My problem is I make this argument too noisily, with verbal flourishes, and the two people I was talking to sort of shrunk a little. When I said, as I always do, that more people know how to write now than ever, and that's a great thing, and the internet is feeding off that energy, an old friend said, "But everyone on the internet has an agenda."

I said, "Both New York Times reporters in Israel are Jewish and married to Israelis. Isabel Kershner's husband Hirsch Goodman was involved in negotiations around Obama's Middle East plan. These reporters know that the Jewish state is in crisis now. Do you think they don't have an agenda?"
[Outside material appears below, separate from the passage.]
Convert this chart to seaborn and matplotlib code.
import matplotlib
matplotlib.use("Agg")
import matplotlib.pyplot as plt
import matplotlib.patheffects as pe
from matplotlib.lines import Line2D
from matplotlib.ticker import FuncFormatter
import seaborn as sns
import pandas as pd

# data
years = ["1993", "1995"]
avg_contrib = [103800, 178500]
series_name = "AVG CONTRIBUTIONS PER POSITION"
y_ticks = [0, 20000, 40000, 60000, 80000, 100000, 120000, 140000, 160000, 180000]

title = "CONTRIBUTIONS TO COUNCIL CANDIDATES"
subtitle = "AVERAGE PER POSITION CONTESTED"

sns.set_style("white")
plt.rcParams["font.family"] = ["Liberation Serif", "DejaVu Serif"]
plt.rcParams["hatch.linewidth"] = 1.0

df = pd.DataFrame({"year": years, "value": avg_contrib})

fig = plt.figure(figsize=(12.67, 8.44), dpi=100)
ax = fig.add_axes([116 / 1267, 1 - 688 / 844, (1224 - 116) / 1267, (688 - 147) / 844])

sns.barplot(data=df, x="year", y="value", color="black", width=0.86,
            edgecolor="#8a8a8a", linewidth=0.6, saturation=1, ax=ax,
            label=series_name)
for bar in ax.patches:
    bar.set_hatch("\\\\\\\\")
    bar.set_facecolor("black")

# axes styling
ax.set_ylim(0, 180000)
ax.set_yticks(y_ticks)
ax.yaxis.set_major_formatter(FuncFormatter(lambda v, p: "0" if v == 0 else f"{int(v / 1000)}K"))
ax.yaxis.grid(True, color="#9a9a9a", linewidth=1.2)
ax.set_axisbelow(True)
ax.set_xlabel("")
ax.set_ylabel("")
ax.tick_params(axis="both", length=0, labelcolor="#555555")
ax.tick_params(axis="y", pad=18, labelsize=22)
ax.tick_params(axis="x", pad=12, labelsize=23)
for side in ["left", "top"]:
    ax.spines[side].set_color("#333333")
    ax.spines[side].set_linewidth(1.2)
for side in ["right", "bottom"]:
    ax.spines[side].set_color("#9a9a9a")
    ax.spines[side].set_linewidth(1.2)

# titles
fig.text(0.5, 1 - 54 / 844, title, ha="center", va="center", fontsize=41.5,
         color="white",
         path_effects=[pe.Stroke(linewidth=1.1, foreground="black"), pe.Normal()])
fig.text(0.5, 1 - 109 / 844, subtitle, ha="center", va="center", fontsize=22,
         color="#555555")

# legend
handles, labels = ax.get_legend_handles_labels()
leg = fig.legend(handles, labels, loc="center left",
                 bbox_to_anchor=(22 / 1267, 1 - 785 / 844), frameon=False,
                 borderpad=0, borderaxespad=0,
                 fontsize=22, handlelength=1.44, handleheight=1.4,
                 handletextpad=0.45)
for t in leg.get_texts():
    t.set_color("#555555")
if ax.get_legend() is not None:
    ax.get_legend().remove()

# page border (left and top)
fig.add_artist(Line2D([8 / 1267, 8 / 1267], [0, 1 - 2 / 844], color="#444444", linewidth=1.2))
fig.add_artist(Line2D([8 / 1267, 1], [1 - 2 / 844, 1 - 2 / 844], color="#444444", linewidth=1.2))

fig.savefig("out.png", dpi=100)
As I said these words, I could feel that I was being too aggressive. Another dear old friend said, "OK maybe that's true, Phil, but don't you recognize that the foreign reporters for the Times are professionals who have been trained for many years, and educated, and who do great work? You say you love Haaretz; that's another professional shop. Where are you going to get your information?"
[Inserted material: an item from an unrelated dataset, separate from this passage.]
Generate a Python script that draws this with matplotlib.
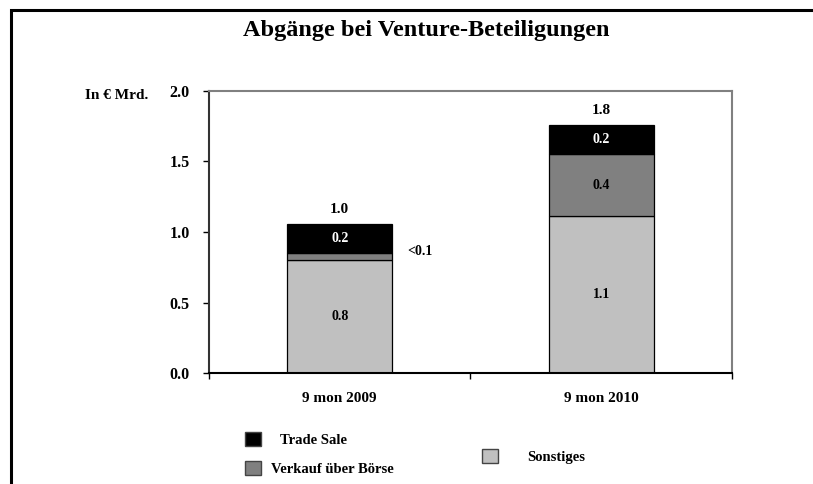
import matplotlib.pyplot as plt
from matplotlib.patches import Rectangle, Patch

# Daten
kategorien = ['9 mon 2009', '9 mon 2010']
sonstiges = [0.80, 1.11]
boerse = [0.05, 0.44]
trade_sale = [0.21, 0.21]
labels_sonstiges = ['0.8', '1.1']
labels_boerse = ['<0.1', '0.4']
labels_trade = ['0.2', '0.2']
labels_total = ['1.0', '1.8']

plt.rcParams['font.family'] = ['Liberation Serif', 'DejaVu Serif']
plt.rcParams['font.weight'] = 'bold'

fig = plt.figure(figsize=(8.13, 4.84), dpi=100)
ax = fig.add_axes([0.257, 0.2293, 0.6434, 0.5827])

x = list(range(len(kategorien)))
b = 0.40
ax.bar(x, sonstiges, width=b, color='#c0c0c0', edgecolor='black', linewidth=0.9)
ax.bar(x, boerse, width=b, bottom=sonstiges, color='#808080', edgecolor='black', linewidth=0.9)
unten = [s + v for s, v in zip(sonstiges, boerse)]
ax.bar(x, trade_sale, width=b, bottom=unten, color='black', edgecolor='black', linewidth=0.9)

for i in x:
    ax.text(i, sonstiges[i] / 2, labels_sonstiges[i], ha='center', va='center', fontsize=10)
    ax.text(i, unten[i] + trade_sale[i] / 2, labels_trade[i], ha='center', va='center',
            fontsize=10, color='white')
    total = unten[i] + trade_sale[i]
    ax.text(i, total + 0.1, labels_total[i], ha='center', va='center', fontsize=11)
# Börse-Anteil
ax.text(0.26, sonstiges[0] + boerse[0] / 2 + 0.04, labels_boerse[0], ha='left', va='center', fontsize=10)
ax.text(1, sonstiges[1] + boerse[1] / 2, labels_boerse[1], ha='center', va='center', fontsize=10)

ax.set_xlim(-0.5, 1.5)
ax.set_ylim(0, 2.0)
ax.set_yticks([0, 0.5, 1.0, 1.5, 2.0])
ax.set_yticklabels(['0.0', '0.5', '1.0', '1.5', '2.0'], fontsize=11.5)
ax.set_xticks([-0.5, 0.5, 1.5])
ax.set_xticklabels([])
ax.set_xticks(x, minor=True)
ax.set_xticklabels(kategorien, minor=True, fontsize=11)
ax.tick_params(axis='x', which='minor', length=0, pad=14)
ax.tick_params(axis='both', which='major', length=4, direction='out', width=1)
ax.tick_params(axis='y', pad=10)
for s in ['top', 'right']:
    ax.spines[s].set_color('#808080')
    ax.spines[s].set_linewidth(1.5)
ax.spines['left'].set_color('#333333')
ax.spines['left'].set_linewidth(1.5)
ax.spines['bottom'].set_linewidth(1.5)

fig.text(0.524, 0.937, 'Abgänge bei Venture-Beteiligungen', ha='center', va='center', fontsize=17.5)
fig.text(0.143, 0.803, 'In € Mrd.', ha='center', va='center', fontsize=11)

# Legende
leg_opts = dict(frameon=False, fontsize=10.5, handlelength=1.1, handleheight=1.1)
fig.legend(handles=[Patch(facecolor='black', edgecolor='#444444', label='Trade Sale')],
           loc='center left', bbox_to_anchor=(0.285, 0.091), handletextpad=1.3, **leg_opts)
fig.legend(handles=[Patch(facecolor='#808080', edgecolor='#444444', label='Verkauf über Börse')],
           loc='center left', bbox_to_anchor=(0.285, 0.033), handletextpad=0.7, **leg_opts)
fig.legend(handles=[Patch(facecolor='#c0c0c0', edgecolor='#444444', label='Sonstiges')],
           loc='center left', bbox_to_anchor=(0.577, 0.057), handletextpad=2.0, **leg_opts)

# Rahmen
fig.patches.append(Rectangle((11 / 813, -0.1), 1.2, 1.1 - 9.5 / 484, transform=fig.transFigure,
                             fill=False, edgecolor='black', linewidth=2.2))

fig.savefig('out.png', dpi=100)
I then agreed with my friend and conceded, Something is lost in any industrial transition.

But he soon went to another table. Later I saw him laughing merrily.There were many other writers at that table and there was no room for me; and I sensed with some grief my own isolation from a culture in which I was once steeped.
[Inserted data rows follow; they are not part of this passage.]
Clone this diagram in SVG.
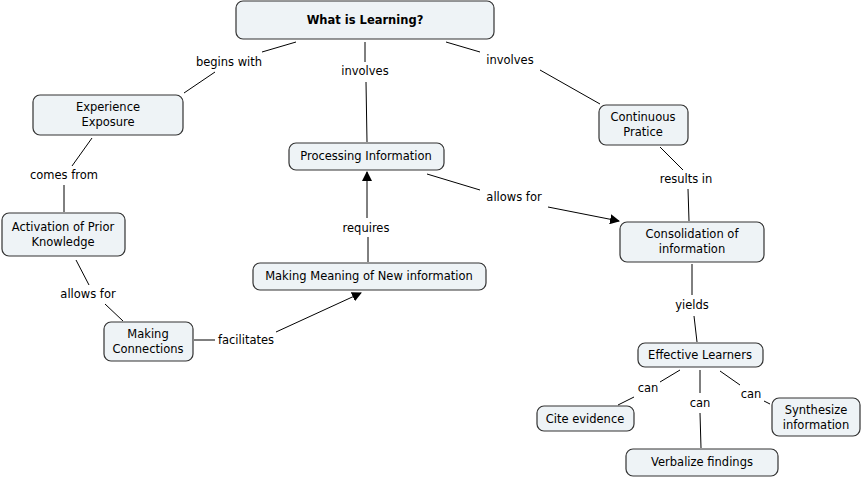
<svg xmlns="http://www.w3.org/2000/svg" width="863" height="479" viewBox="0 0 863 479">
<style>
.n rect{fill:#eef3f6;stroke:#333;stroke-width:1.2}
text{font-family:"DejaVu Sans",Verdana,sans-serif;font-size:11.5px;fill:#000;text-anchor:middle}
.c line{stroke:#000;stroke-width:1}
</style>
<defs><marker id="a" markerWidth="10" markerHeight="10" refX="9" refY="5" orient="auto" markerUnits="userSpaceOnUse"><path d="M0,0L10,5L0,10z" fill="#000"/></marker></defs>
<rect width="863" height="479" fill="#fff"/>
<g class="c">
<line x1="296" y1="42" x2="262" y2="52"/><line x1="215" y1="72" x2="184" y2="93"/>
<line x1="365" y1="42" x2="365" y2="62"/><line x1="366" y1="82" x2="367" y2="142"/>
<line x1="446" y1="42" x2="480" y2="52"/><line x1="540" y1="70" x2="600" y2="104"/>
<line x1="92" y1="138" x2="72" y2="166"/><line x1="64" y1="185" x2="64" y2="212"/>
<line x1="76" y1="260" x2="89" y2="285"/><line x1="105" y1="304" x2="123" y2="321"/>
<line x1="194" y1="340" x2="215" y2="340"/><line x1="276" y1="332" x2="361" y2="293" marker-end="url(#a)"/>
<line x1="368" y1="262" x2="368" y2="237"/><line x1="367" y1="218" x2="367" y2="172" marker-end="url(#a)"/>
<line x1="427" y1="174" x2="480" y2="190"/><line x1="548" y1="207" x2="619" y2="221" marker-end="url(#a)"/>
<line x1="660" y1="147" x2="683" y2="170"/><line x1="688" y1="189" x2="689" y2="221"/>
<line x1="692" y1="264" x2="692" y2="295"/><line x1="694" y1="316" x2="697" y2="342"/>
<line x1="680" y1="370" x2="660" y2="382"/><line x1="634" y1="397" x2="618" y2="405"/>
<line x1="700" y1="370" x2="700" y2="393"/><line x1="700" y1="413" x2="701" y2="448"/>
<line x1="720" y1="371" x2="740" y2="385"/><line x1="764" y1="401" x2="770" y2="404"/>
<text x="229" y="66">begins with</text><text x="365" y="75">involves</text><text x="510" y="64">involves</text>
<text x="64" y="179">comes from</text><text x="88" y="298">allows for</text><text x="246" y="344">facilitates</text>
<text x="366" y="232">requires</text><text x="514" y="201">allows for</text><text x="686" y="183">results in</text>
<text x="692" y="309">yields</text><text x="648" y="392">can</text><text x="700" y="407">can</text><text x="751" y="398">can</text>
</g>
<g id="n1" class="n"><rect x="236" y="1" width="258" height="38" rx="7"/><text x="365" y="24" font-weight="bold">What is Learning?</text></g>
<g id="n2" class="n"><rect x="33" y="95" width="150" height="40" rx="7"/><text x="108" y="111">Experience</text><text x="108" y="126">Exposure</text></g>
<g id="n3" class="n"><rect x="289" y="143" width="155" height="27" rx="7"/><text x="366" y="160">Processing Information</text></g>
<g id="n4" class="n"><rect x="599" y="105" width="89" height="40" rx="7"/><text x="643" y="121">Continuous</text><text x="643" y="136">Pratice</text></g>
<g id="n5" class="n"><rect x="2" y="213" width="123" height="43" rx="7"/><text x="63" y="231">Activation of Prior</text><text x="63" y="246">Knowledge</text></g>
<g id="n6" class="n"><rect x="620" y="222" width="144" height="40" rx="7"/><text x="692" y="238">Consolidation of</text><text x="692" y="253">information</text></g>
<g id="n7" class="n"><rect x="253" y="263" width="233" height="27" rx="7"/><text x="369" y="280">Making Meaning of New information</text></g>
<g id="n8" class="n"><rect x="104" y="322" width="89" height="39" rx="7"/><text x="148" y="338">Making</text><text x="148" y="353">Connections</text></g>
<g id="n9" class="n"><rect x="638" y="343" width="125" height="24" rx="7"/><text x="700" y="359">Effective Learners</text></g>
<g id="n10" class="n"><rect x="537" y="406" width="97" height="25" rx="7"/><text x="585" y="423">Cite evidence</text></g>
<g id="n11" class="n"><rect x="772" y="398" width="88" height="38" rx="7"/><text x="816" y="414">Synthesize</text><text x="816" y="429">information</text></g>
<g id="n12" class="n"><rect x="626" y="449" width="152" height="27" rx="7"/><text x="702" y="466">Verbalize findings</text></g>
</svg>
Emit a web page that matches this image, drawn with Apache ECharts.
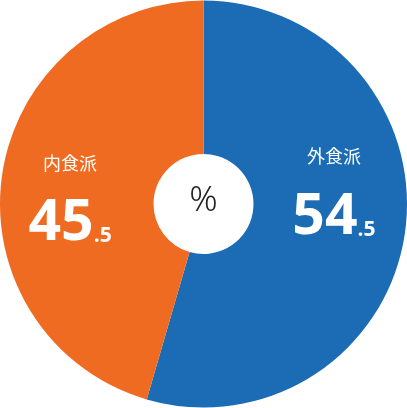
<!DOCTYPE html>
<html>
<head>
<meta charset="utf-8">
<script src="https://cdn.jsdelivr.net/npm/echarts@6/dist/echarts.min.js"></script>
<style>
html, body { margin: 0; padding: 0; background: #fff; }
#main { width: 407px; height: 408px; }
</style>
</head>
<body>
<div id="main"></div>
<script>
var names = ['外食派', '内食派'];
var values = [54.5, 45.5];
var colors = ['#1b6bb5', '#f06b22'];
// label shift per slice, via padding [top, right, bottom, left]
var pads = [[0, 0, 72, 4], [14, 10, 0, 0]];

var myChart = echarts.init(document.getElementById('main'));

var pieData = [];
for (var i = 0; i < names.length; i++) {
	pieData.push({
		name: names[i],
		value: values[i],
		itemStyle: { color: colors[i] },
		label: { padding: pads[i] }
	});
}

var option = {
	animation: false,
	backgroundColor: '#fff',
	graphic: [{
		type: 'text',
		left: 'center',
		top: 184,
		style: {
			text: '%',
			fill: '#222',
			font: '300 35px "Noto Sans", sans-serif'
		}
	}],
	series: [{
		type: 'pie',
		center: ['50%', '50%'],
		radius: [50, '100%'],
		startAngle: 90,
		clockwise: true,
		silent: true,
		emphasis: { scale: false },
		label: {
			show: true,
			position: 'inside',
			formatter: function (p) {
				var s = String(p.value).split('.');
				return '{name|' + p.name + '}\n{big|' + s[0] + '}{small|.' + s[1] + '}';
			},
			rich: {
				name: {
					color: '#fff',
					fontSize: 18,
					fontFamily: '"Noto Sans CJK JP", sans-serif',
					lineHeight: 60,
					align: 'center'
				},
				big: {
					color: '#fff',
					fontSize: 57,
					fontWeight: 'bold',
					fontFamily: '"Open Sans", "Noto Sans", sans-serif',
					lineHeight: 60,
					verticalAlign: 'bottom'
				},
				small: {
					color: '#fff',
					fontSize: 21,
					fontWeight: 'bold',
					fontFamily: '"Open Sans", "Noto Sans", sans-serif',
					lineHeight: 60,
					verticalAlign: 'bottom',
					padding: [0, 0, 6, 0]
				}
			}
		},
		labelLine: { show: false },
		data: pieData
	}]
};

myChart.setOption(option);
</script>
</body>
</html>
I know that my anger and impatience with the whole New York Jewish establishment over Zionism is embedded in the argument over the media industry. I believe that the establishment's unconscious investment in Jewish nationalism with its religious/racialist freight (even as they always denounce the Christian fundamentalists) is the main event of all our lives, intellectually and professionally–or of that part of our lives that is not concerned with the economic meltdown–and as my views have long been marginalized, and my income endangered, I have trouble not bringing all my insecurity and familial disempowerment to the table when the topic comes up. It's not pretty.

Yes, the internet has been empowering; and maybe 6 months from now I will feel even more power than I do now, and I will relax in these social situations, even having drunk too much red wine. 

Still it must be said that the blogosphere is for now the province of refusees and the alienated (as neoconservatism was once that place, inside Jewish intellectual sociology); and this is not the kind of energy that anyone wants in their intellectual pilot. No, they want the equivalent of Chelsea Sullenberger at the controls. Steve Walt is probably the best role model here. He was told by many colleagues 3 years ago that he had sabotaged his own future by writing about the Israel lobby but he chose to ignore these grim pronouncements and go on in his calm straightforward goodnatured manner; and now his career is doing better than ever. Walt has a very solid ego structure, though. So does my partner Adam Horowitz. Myself, I'm spotty.

I did have a couple of satisfying conversations last night. A writer I have argued with online, once taking his head off, as my wife would say, over the Israel lobby, I was civil to. I had warned myself ahead of time not to say one intemperate word to him, no matter what the reason. I didn't. He said, "You look a little like a whaler," and I smiled and agreed: "I know. I've rusticated completely. I was going to wear a dress shirt, but I realized it would look ridiculous." Also I learned that one Jewish girl I've seen at parties from across the room over the years is a secret sharer. I generally avoid The Palestine Issue with Jews I don't know at parties because it can blow up, but she kept saying something about a Nation article I'd written and finally I said, "This is all I care about now." And she looked at me in that everything in an instant way, and said, "It's all I care about too." There was that thrill of recognition. We are going to be in touch.